Hormone Replacement Therapy Increases Breast Cancer Risk, Study Warns
Women going through menopause should reconsider taking hormone replacement therapy (HRT) for symptoms as a new study published March 29 showed that combined HRT may raise the risk of getting breast cancer.
The Women's Health Initiative (WHI) included several randomized clinical trials and also an observational study that enrolled 93,000 women who were not eligible or were not willing to participate in the trials. Estrogen plus progestin was associated with an increase in both breast cancer incidence and mortality, according to a study in the Journal of the National Cancer Institute.

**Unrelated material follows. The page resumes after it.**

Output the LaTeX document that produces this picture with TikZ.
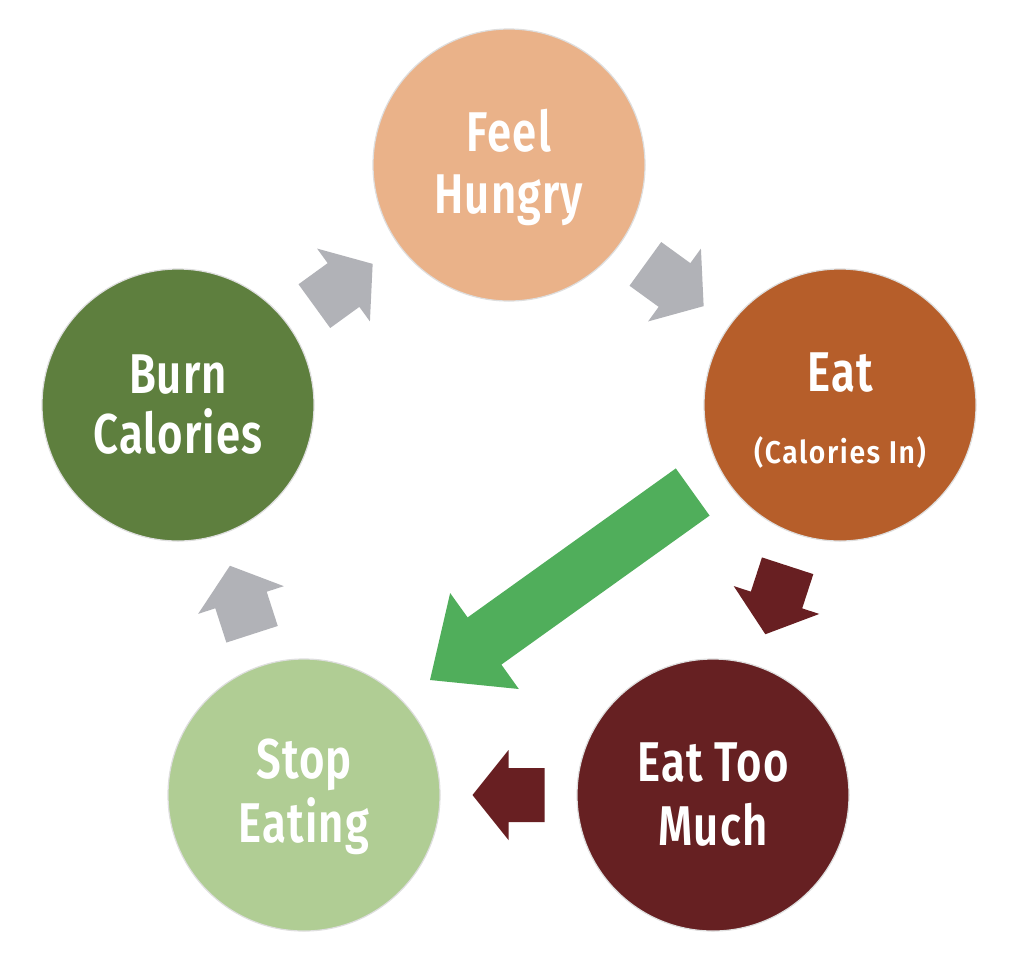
\documentclass[tikz,border=0pt]{standalone}
\usepackage{fontspec}
\newfontfamily\lblfont{Fira Sans}[FakeStretch=0.78, BoldFont={Fira Sans SemiBold}, LetterSpace=2]
\newfontfamily\smlfont{Fira Sans}[FakeStretch=0.9, BoldFont={Fira Sans SemiBold}, LetterSpace=5]
\usetikzlibrary{calc}
\definecolor{cHungry}{RGB}{234,178,137}
\definecolor{cEat}{RGB}{182,94,42}
\definecolor{cMuch}{RGB}{102,32,34}
\definecolor{cStop}{RGB}{176,205,148}
\definecolor{cBurn}{RGB}{94,127,62}
\definecolor{cGrayArr}{RGB}{177,178,183}
\definecolor{cGreenArr}{RGB}{80,174,91}
\definecolor{cRedArr}{RGB}{104,31,34}
\definecolor{cEdge}{RGB}{222,222,222}
% block arrow: tail centre, tip, style, shaft half-width, head half-width, head length
\newcommand\myblockarrow[6]{%
  \fill[#3] ($(#1)!#4!90:(#2)$) -- ($(#2)!#6!(#1)!#4!-90:(#1)$)
    -- ($(#2)!#6!(#1)!#5!-90:(#1)$) -- (#2)
    -- ($(#2)!#6!(#1)!#5!90:(#1)$) -- ($(#2)!#6!(#1)!#4!90:(#1)$)
    -- ($(#1)!#4!-90:(#2)$) -- cycle;}
% short arrow centred between two circles
\newcommand\mysmallarrow[4]{%
  \path ($(#1.center)!0.5!(#2.center)!-36pt!(#2.center)$) coordinate (#3t)
        ($(#1.center)!0.5!(#2.center)!36pt!(#2.center)$) coordinate (#3h);
  \myblockarrow{#3t}{#3h}{#4}{27pt}{45pt}{36pt}}
\begin{document}
\begin{tikzpicture}[x=1pt,y=-1pt,
  circ/.style={circle,minimum size=272pt,inner sep=0pt,draw=cEdge,line width=1.2pt},
  bigtxt/.style={text=white,font=\lblfont\bfseries\fontsize{56}{60}\selectfont,anchor=base,inner sep=0pt},
  smalltxt/.style={text=white,font=\smlfont\bfseries\fontsize{31.5}{34}\selectfont,anchor=base,inner sep=0pt},
  grayarr/.style={fill=cGrayArr},
  redarr/.style={fill=cRedArr},
  greenarr/.style={fill=cGreenArr}]
\useasboundingbox[fill=white] (0,0) rectangle (1024,978);

\node[circ,fill=cHungry] (hungry) at (509,165) {};
\node[circ,fill=cEat]    (eat)    at (840,405) {};
\node[circ,fill=cMuch]   (much)   at (713,795) {};
\node[circ,fill=cStop]   (stop)   at (304,795) {};
\node[circ,fill=cBurn]   (burn)   at (178,405) {};

\node[bigtxt] (hungryA) at ([yshift=13.3pt]hungry.center) {Feel};
\node[bigtxt] (hungryB) at ([yshift=-48pt]hungry.center) {Hungry};
\node[bigtxt] (eatA) at ([yshift=13.3pt]eat.center) {Eat};
\node[smalltxt] (eatB) at ([yshift=-58pt]eat.center) {(Calories In)};
\node[bigtxt] (muchA) at ([yshift=13.3pt]much.center) {Eat Too};
\node[bigtxt] (muchB) at ([yshift=-50pt]much.center) {Much};
\node[bigtxt] (stopA) at ([yshift=17pt]stop.center) {Stop};
\node[bigtxt] (stopB) at ([yshift=-47pt]stop.center) {Eating};
\node[bigtxt] (burnA) at ([yshift=12pt]burn.center) {Burn};
\node[bigtxt] (burnB) at ([yshift=-48pt]burn.center) {Calories};

\mysmallarrow{burn}{hungry}{aone}{grayarr}
\mysmallarrow{hungry}{eat}{atwo}{grayarr}
\mysmallarrow{eat}{much}{athree}{redarr}
\mysmallarrow{much}{stop}{afour}{redarr}
\mysmallarrow{stop}{burn}{afive}{grayarr}

\coordinate (gtail) at (692.7,492);
\coordinate (gtip) at (430,680);
\myblockarrow{gtail}{gtip}{greenarr}{29pt}{59pt}{67pt}
\end{tikzpicture}
\end{document}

However, most observational studies have linked estrogen plus progestin with more positive outcomes.
To determine the differences between the WHI trial and other observational studies, Rowan T. Chlebowski, M.D., Ph.D., Los Angeles Biomedical Research Institute (LA BioMed) lead researcher and his team examined postmenopausal women, who had no prior hysterectomy with negative mammograms within two years and were either users or non-users of estrogen and progestin combined therapy.
The study determined that the diagnosis for cancers related to hormone replacement therapy is just as dire as for other breast cancers. Therefore, women who use HRT are more likely to die of breast cancer than their non-hormone-taking peers.
"You could fill a basketball arena with the women who get the disease," said Chlebowski. "It seems like you'd want to reach a higher threshold before you take it."
In addition, "because prognosis after a breast cancer diagnosis is similar for combined hormone therapy users and non-users, increased breast cancer mortality on a population basis can be expected," Chlebowski and colleagues stated.
Catherine Schairer, Ph.D., and Louise A. Brinton, Ph.D., both of the National Cancer Institute, question whether the data analyzed from the WHI observational study resolves the differences in tumor prognosis and tumor characteristics when compared to the WHI randomized trial.
"In general, tumors in estrogen plus progestin users in the WHI Observational Study were not significantly different from those in non-hormone users with regard to number of positive lymph nodes or tumor size, but were more likely to be well differentiated and positive for hormone receptors, findings which are similar to other observational studies."